I hesitate to even add this, because slave labor does exist and needs to be abolished immediately, but in a world where corporate greed is used as an excuse for inhumane treatment of workforces, it needs to be mentioned. You cannot in any way treat your employees as if they are yours to command and conquer. Do not be this type of owner or manager. Period. Do not let your company, something you’ve worked so hard to build, turn into tragedy.

6. They could have your next brilliant idea

Your employees are the ones that work closely with your product or service. They know best what works and doesn’t work. You never know if one of those employees will develop the next idea that could easily take your product to unimaginable of levels of success. Treat employees as if they hold the key to an idea that could make your company more profitable.

7. If they leave…

For whatever reason, employees do leave. When they leave, they carry with them emotions, experiences, secrets, data and much more. If you treat them as if they’re nothing but your pawns, that could easily backfire. Yes, those employees have probably signed NDAs and other documents that would protect you in a court of law, but not in the court of public opinion. It’s that latter court which could quickly bring you to ruin.

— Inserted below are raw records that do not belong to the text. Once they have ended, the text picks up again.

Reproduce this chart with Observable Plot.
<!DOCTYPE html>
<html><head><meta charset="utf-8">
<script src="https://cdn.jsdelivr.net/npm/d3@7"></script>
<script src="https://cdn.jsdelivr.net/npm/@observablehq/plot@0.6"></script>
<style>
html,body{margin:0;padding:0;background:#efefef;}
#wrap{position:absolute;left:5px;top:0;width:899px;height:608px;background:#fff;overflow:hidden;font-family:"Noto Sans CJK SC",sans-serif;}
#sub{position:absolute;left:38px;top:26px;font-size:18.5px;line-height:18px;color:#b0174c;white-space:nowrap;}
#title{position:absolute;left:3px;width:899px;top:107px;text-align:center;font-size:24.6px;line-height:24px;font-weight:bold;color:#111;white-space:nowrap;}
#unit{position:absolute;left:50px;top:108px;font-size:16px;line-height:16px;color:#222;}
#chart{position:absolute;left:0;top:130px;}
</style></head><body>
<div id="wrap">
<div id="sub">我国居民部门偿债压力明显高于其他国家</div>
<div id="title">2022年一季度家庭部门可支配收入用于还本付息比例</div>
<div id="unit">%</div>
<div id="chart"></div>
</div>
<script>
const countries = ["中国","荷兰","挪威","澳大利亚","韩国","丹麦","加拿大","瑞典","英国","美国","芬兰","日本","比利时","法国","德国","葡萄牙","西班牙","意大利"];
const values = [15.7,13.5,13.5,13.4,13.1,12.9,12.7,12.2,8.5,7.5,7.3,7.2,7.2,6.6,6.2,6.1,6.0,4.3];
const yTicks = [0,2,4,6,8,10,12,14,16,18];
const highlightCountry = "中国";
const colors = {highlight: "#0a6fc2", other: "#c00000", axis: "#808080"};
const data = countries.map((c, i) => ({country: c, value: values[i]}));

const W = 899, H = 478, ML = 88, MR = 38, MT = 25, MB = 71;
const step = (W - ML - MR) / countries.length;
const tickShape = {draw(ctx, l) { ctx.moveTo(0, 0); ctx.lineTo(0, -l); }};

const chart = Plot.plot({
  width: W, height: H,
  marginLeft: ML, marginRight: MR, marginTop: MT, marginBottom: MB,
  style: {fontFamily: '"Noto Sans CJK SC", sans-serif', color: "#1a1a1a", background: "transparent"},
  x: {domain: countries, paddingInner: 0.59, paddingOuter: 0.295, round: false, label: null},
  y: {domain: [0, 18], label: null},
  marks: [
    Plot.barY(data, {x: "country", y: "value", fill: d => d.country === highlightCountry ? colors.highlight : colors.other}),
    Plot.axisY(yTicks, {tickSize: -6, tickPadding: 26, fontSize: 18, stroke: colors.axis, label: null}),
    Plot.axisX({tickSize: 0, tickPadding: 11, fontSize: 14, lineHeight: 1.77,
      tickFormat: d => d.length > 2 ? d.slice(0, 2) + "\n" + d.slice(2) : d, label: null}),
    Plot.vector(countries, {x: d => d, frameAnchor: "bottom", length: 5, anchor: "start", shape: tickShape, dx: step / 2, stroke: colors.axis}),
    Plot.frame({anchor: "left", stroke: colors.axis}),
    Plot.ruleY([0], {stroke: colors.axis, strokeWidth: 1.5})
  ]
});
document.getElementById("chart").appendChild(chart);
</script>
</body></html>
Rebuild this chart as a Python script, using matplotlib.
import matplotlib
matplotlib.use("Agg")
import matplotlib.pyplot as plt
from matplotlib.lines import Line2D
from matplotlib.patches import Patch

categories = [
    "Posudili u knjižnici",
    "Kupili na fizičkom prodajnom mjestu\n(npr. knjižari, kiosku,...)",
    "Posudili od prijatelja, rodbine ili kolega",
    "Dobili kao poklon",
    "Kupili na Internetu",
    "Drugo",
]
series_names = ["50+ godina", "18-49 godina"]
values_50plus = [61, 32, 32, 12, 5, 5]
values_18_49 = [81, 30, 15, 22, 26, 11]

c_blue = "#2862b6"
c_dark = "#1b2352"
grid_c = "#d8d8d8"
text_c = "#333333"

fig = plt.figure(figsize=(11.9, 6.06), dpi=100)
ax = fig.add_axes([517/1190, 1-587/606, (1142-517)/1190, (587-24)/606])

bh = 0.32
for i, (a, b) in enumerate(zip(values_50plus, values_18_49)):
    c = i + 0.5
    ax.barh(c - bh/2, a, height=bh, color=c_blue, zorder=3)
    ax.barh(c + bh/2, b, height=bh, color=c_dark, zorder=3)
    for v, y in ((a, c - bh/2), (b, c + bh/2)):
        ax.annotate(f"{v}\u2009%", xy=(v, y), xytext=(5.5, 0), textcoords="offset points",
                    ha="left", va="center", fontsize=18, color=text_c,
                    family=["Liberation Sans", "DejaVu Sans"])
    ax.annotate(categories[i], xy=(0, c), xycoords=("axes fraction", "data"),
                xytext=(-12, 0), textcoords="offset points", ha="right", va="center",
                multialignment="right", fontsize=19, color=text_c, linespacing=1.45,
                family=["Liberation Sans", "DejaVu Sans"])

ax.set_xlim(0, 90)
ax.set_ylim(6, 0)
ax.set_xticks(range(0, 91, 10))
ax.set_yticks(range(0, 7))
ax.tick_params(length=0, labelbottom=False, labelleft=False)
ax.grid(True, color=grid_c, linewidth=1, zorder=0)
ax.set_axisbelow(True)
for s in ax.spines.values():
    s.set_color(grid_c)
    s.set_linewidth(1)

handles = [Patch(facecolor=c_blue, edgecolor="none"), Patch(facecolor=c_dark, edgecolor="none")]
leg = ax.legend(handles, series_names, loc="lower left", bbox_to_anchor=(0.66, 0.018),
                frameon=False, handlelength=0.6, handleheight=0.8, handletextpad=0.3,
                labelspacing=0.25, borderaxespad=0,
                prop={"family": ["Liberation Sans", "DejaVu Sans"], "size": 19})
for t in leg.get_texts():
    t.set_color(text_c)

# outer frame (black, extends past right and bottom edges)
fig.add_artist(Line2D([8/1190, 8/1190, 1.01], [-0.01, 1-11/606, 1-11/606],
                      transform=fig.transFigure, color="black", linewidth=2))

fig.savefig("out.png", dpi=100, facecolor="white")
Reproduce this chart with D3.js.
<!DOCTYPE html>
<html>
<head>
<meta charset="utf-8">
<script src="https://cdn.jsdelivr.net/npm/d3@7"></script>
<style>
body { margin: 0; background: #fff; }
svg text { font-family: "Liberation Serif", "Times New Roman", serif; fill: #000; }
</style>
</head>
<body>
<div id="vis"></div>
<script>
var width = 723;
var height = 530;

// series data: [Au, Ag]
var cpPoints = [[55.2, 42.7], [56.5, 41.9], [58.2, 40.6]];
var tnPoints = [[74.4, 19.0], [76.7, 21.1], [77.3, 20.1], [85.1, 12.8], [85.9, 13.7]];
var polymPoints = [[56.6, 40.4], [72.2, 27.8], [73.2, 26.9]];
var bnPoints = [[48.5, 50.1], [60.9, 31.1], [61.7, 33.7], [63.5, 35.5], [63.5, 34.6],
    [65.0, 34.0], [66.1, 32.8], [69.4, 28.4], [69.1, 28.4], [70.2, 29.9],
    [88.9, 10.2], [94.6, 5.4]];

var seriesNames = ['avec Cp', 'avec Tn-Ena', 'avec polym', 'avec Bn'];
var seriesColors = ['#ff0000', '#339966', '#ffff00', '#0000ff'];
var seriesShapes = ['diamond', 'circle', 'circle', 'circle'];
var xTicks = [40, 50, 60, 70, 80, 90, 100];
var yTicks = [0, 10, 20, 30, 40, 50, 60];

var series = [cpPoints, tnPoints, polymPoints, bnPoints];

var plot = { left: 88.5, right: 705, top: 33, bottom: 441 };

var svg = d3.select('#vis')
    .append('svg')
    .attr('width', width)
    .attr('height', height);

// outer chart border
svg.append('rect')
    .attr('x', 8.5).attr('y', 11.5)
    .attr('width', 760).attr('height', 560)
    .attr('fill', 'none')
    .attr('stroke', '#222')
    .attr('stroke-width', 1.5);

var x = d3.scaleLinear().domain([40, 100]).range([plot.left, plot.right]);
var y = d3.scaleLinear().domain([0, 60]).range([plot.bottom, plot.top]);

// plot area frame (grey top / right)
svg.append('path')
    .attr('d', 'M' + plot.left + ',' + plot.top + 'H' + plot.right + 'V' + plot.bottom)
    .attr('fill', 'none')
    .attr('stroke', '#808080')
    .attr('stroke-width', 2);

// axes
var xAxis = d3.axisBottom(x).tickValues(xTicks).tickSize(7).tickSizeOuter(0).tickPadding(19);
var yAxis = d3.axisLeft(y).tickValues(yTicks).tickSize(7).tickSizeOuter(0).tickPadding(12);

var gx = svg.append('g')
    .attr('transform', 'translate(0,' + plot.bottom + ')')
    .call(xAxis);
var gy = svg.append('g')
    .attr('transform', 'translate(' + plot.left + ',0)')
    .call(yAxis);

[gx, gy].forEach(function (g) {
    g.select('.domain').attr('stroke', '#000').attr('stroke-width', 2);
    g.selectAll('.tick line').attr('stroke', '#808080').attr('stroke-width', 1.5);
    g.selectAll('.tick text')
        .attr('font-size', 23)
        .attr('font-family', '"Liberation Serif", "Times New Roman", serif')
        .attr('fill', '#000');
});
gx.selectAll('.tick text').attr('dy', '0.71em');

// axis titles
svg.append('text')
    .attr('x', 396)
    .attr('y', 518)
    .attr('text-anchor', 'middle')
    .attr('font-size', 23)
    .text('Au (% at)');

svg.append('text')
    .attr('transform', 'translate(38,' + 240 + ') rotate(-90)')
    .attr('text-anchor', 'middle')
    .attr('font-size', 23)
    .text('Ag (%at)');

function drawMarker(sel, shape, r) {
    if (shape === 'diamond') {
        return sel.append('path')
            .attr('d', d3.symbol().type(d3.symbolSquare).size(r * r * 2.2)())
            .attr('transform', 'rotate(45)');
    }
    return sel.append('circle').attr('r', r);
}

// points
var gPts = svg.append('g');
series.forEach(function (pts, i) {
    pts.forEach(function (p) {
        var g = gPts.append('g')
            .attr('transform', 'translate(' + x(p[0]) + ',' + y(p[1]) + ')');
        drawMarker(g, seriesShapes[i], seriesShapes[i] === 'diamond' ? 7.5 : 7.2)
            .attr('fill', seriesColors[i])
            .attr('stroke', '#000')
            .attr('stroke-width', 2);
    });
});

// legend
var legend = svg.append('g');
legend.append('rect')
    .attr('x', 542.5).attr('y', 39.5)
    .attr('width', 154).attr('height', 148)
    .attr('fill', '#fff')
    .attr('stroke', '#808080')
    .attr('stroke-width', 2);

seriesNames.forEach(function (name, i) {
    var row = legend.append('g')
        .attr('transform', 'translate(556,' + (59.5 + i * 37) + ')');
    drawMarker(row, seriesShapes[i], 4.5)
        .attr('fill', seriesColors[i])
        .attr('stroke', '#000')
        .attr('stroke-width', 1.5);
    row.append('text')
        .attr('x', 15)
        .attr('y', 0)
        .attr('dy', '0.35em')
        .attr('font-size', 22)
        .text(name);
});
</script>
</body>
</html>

8. They reflect your vision

If you’ve built your company correctly, your employees reflect and share the vision you have for the company and its future. With that in place, employees will work hard to ensure that vision is made real. If employees don’t reflect your vision and instead reflect nothing but your greed or mismanagement, your vision simply won’t come to fruition.

9. Karma

You may not believe in Karma, but many people do. But even if you don’t believe in this reference to the principle of causality, the idea that no bad deed goes unpunished is very real. This goes back to reputation and if employees leave. Every action you make could have an equal and opposite (or parallel) reaction. If you treat employees as if they don’t matter, karma could reach through the ether and slap you across your profit reports.

10. They are the reason you have a bottom line

To put it plainly and simply, without your employees you wouldn’t have a bottom line. Never forget that. Sure, you could just replace them, but what happens when the next round revolts and you have to replace them, too? Eventually you’re going to find you’ve spent more resources in training new employees over and over again than you have on improving profitability.
It shouldn’t have to be said that all companies, regardless of size, should see their employees as far more than just a way to improve the bottom line. Sadly, it is an idea (or ideal) that needs frequent repeating as many businesses still have not grasped this concept or have long forgotten about it. As you work your way up the corporate ladder, or as you reflect on how you’ve handled standing on top of that ladder all along, make sure you aren’t one of “those” leaders.